**GOAL OF THE EXERCISE:** Go over the listing below line by line and tally those containing "that". Give only the tally.

**RAW RECORDS:**
********************

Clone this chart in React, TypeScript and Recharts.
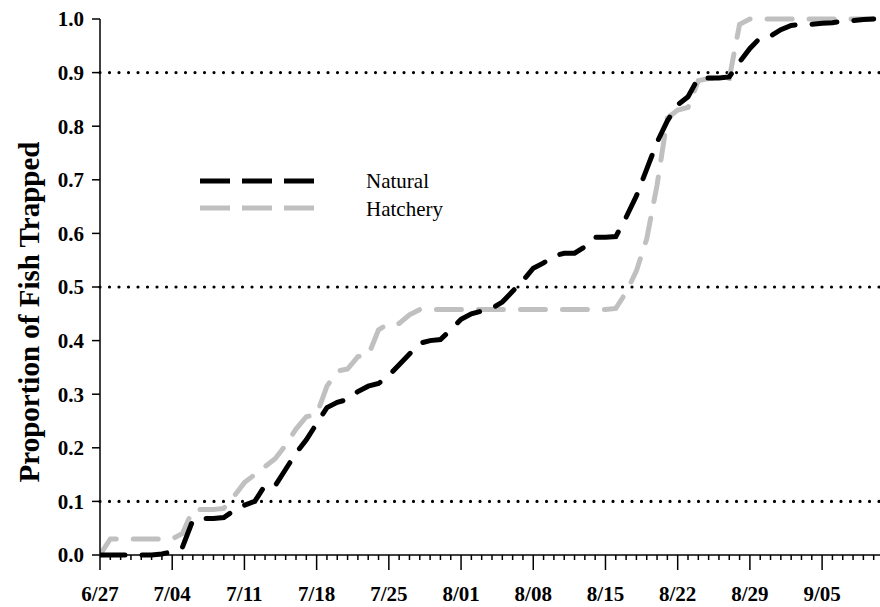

********************

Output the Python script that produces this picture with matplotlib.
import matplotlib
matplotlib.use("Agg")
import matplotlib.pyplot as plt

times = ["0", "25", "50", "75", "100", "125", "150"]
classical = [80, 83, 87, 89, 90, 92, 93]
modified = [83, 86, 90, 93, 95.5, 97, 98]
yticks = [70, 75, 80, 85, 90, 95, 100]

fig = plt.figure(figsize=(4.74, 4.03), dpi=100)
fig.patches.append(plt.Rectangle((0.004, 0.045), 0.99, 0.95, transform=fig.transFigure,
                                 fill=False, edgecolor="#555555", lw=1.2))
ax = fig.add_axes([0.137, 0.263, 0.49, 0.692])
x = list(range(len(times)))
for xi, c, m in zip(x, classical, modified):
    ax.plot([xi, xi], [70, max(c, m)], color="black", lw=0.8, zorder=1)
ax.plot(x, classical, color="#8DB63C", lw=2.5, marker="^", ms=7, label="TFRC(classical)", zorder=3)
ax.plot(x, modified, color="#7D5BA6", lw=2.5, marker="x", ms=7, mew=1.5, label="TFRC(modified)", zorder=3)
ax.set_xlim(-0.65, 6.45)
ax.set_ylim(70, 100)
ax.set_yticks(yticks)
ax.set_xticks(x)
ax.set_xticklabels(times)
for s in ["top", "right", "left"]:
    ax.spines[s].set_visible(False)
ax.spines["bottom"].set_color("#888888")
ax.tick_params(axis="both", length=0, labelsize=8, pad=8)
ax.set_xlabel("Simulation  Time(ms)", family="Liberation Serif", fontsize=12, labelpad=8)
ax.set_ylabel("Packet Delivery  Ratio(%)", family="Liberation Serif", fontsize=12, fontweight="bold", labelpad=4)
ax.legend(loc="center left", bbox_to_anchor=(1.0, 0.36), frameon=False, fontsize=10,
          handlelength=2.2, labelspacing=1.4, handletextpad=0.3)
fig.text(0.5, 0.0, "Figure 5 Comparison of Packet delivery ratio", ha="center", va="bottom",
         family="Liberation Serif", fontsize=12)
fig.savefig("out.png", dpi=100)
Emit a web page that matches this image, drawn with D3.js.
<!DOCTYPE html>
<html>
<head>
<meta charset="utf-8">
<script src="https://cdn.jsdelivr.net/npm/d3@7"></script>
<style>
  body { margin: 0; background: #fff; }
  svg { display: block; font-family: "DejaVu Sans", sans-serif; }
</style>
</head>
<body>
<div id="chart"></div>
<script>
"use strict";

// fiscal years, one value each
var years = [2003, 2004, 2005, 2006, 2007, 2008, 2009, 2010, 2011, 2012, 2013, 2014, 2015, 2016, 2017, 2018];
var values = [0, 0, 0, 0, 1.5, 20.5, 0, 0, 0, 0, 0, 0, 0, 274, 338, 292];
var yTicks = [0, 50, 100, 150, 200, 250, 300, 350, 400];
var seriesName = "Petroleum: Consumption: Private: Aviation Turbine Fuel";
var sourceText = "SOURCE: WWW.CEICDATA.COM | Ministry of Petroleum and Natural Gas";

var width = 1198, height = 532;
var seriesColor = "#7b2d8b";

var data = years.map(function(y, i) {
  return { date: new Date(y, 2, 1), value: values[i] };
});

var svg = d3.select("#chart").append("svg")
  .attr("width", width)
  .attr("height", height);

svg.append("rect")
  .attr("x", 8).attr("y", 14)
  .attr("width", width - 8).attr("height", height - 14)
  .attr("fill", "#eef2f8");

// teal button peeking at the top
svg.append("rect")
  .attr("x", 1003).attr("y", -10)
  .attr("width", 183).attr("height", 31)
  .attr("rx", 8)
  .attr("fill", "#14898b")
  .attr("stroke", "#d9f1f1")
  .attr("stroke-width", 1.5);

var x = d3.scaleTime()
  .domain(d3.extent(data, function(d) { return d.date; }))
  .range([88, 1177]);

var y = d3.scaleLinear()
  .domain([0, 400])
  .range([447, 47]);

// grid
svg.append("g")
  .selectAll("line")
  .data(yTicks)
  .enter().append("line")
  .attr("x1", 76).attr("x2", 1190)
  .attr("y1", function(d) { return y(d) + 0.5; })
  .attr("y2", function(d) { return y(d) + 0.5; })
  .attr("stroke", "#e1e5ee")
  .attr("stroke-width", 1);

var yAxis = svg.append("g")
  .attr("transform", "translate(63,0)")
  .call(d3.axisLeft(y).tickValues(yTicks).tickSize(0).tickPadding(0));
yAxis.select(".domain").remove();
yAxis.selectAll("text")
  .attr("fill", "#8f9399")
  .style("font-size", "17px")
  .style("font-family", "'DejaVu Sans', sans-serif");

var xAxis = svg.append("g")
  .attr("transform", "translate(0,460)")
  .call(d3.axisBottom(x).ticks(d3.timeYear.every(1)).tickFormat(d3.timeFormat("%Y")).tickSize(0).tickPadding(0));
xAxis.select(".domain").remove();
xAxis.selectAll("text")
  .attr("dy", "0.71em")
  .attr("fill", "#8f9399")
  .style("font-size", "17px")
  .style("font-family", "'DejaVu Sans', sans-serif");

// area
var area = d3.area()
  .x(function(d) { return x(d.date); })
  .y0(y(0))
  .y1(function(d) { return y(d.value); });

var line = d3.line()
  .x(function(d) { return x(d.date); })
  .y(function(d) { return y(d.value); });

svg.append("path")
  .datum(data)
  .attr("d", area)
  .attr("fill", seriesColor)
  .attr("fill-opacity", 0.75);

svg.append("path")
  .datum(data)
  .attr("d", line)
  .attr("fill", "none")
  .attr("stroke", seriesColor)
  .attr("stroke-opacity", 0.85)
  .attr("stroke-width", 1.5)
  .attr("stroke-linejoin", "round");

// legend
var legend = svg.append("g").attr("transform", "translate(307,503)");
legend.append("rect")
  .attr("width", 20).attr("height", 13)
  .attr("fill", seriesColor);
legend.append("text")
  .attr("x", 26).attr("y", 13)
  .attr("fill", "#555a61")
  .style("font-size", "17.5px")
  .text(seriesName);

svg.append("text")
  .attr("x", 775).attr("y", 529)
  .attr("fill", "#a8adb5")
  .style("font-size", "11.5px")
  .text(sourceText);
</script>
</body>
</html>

********************

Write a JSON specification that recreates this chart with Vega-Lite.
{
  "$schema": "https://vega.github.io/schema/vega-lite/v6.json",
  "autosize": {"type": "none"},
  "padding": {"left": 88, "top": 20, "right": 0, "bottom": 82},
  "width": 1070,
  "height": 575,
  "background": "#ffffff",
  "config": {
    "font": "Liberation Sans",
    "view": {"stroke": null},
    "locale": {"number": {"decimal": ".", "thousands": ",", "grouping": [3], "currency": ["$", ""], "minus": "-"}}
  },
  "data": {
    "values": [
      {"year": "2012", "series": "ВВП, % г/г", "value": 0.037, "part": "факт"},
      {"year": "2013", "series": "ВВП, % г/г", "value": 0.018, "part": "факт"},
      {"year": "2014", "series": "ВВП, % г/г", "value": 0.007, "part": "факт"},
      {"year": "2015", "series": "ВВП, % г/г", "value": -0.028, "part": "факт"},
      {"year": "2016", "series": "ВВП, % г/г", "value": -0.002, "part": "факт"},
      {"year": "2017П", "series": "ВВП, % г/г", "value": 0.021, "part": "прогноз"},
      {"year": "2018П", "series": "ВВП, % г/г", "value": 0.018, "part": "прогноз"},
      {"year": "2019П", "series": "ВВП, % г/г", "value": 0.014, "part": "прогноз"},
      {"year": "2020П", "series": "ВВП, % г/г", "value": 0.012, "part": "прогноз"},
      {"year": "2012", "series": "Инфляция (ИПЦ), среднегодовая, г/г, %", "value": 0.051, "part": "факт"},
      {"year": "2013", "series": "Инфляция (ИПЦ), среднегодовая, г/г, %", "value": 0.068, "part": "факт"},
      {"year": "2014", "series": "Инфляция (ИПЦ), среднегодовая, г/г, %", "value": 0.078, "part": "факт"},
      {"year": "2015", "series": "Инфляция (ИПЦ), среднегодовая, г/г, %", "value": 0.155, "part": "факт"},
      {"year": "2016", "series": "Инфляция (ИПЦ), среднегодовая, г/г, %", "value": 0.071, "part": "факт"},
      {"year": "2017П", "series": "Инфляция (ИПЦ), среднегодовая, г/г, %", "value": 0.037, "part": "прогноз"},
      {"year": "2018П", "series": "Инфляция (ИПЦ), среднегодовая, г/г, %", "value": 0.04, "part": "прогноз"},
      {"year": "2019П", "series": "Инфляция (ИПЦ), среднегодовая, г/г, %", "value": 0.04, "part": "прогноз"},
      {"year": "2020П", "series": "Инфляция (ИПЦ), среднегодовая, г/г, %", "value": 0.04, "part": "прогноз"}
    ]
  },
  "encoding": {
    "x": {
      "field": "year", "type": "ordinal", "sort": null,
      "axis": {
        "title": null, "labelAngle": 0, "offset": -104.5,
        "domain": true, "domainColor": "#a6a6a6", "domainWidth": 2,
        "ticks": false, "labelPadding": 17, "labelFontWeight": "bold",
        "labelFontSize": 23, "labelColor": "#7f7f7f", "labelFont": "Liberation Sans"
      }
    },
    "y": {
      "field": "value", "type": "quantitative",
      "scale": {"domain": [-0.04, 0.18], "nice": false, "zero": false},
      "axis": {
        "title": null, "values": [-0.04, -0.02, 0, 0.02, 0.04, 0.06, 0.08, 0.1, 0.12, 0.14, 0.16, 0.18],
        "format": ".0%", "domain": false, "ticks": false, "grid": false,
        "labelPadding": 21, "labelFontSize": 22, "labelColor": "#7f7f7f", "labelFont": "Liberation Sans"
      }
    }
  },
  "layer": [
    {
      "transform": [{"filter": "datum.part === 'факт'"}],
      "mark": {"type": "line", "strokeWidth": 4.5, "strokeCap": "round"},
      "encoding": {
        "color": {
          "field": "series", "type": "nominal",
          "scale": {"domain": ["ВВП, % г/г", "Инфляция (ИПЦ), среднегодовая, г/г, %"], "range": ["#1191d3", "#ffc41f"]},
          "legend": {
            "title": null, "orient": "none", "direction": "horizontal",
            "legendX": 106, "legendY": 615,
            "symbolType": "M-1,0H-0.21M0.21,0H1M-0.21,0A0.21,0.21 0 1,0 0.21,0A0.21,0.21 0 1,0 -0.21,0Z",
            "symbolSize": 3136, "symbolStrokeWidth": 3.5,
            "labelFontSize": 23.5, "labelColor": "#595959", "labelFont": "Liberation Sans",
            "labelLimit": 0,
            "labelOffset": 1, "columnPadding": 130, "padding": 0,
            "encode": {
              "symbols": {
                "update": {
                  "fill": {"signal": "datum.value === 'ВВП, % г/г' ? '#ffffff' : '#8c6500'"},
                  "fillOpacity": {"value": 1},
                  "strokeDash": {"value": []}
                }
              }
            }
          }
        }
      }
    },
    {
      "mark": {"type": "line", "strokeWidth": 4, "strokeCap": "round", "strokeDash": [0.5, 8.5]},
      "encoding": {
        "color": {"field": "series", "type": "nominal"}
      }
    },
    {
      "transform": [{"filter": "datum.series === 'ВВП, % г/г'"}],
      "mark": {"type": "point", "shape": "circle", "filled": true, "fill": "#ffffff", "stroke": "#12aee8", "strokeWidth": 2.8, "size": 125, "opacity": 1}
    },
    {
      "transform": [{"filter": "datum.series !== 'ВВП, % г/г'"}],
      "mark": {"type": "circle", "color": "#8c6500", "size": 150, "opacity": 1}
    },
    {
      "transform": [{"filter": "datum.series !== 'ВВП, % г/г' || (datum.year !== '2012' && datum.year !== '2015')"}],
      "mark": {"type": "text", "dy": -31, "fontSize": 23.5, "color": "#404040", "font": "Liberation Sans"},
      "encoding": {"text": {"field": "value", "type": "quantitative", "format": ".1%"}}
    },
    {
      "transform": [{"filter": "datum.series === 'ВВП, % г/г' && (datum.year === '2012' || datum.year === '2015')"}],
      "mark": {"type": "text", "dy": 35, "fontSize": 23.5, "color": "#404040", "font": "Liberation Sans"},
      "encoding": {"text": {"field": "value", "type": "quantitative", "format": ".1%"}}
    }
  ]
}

********************

**ANSWER TO THIS PROBLEM:** 3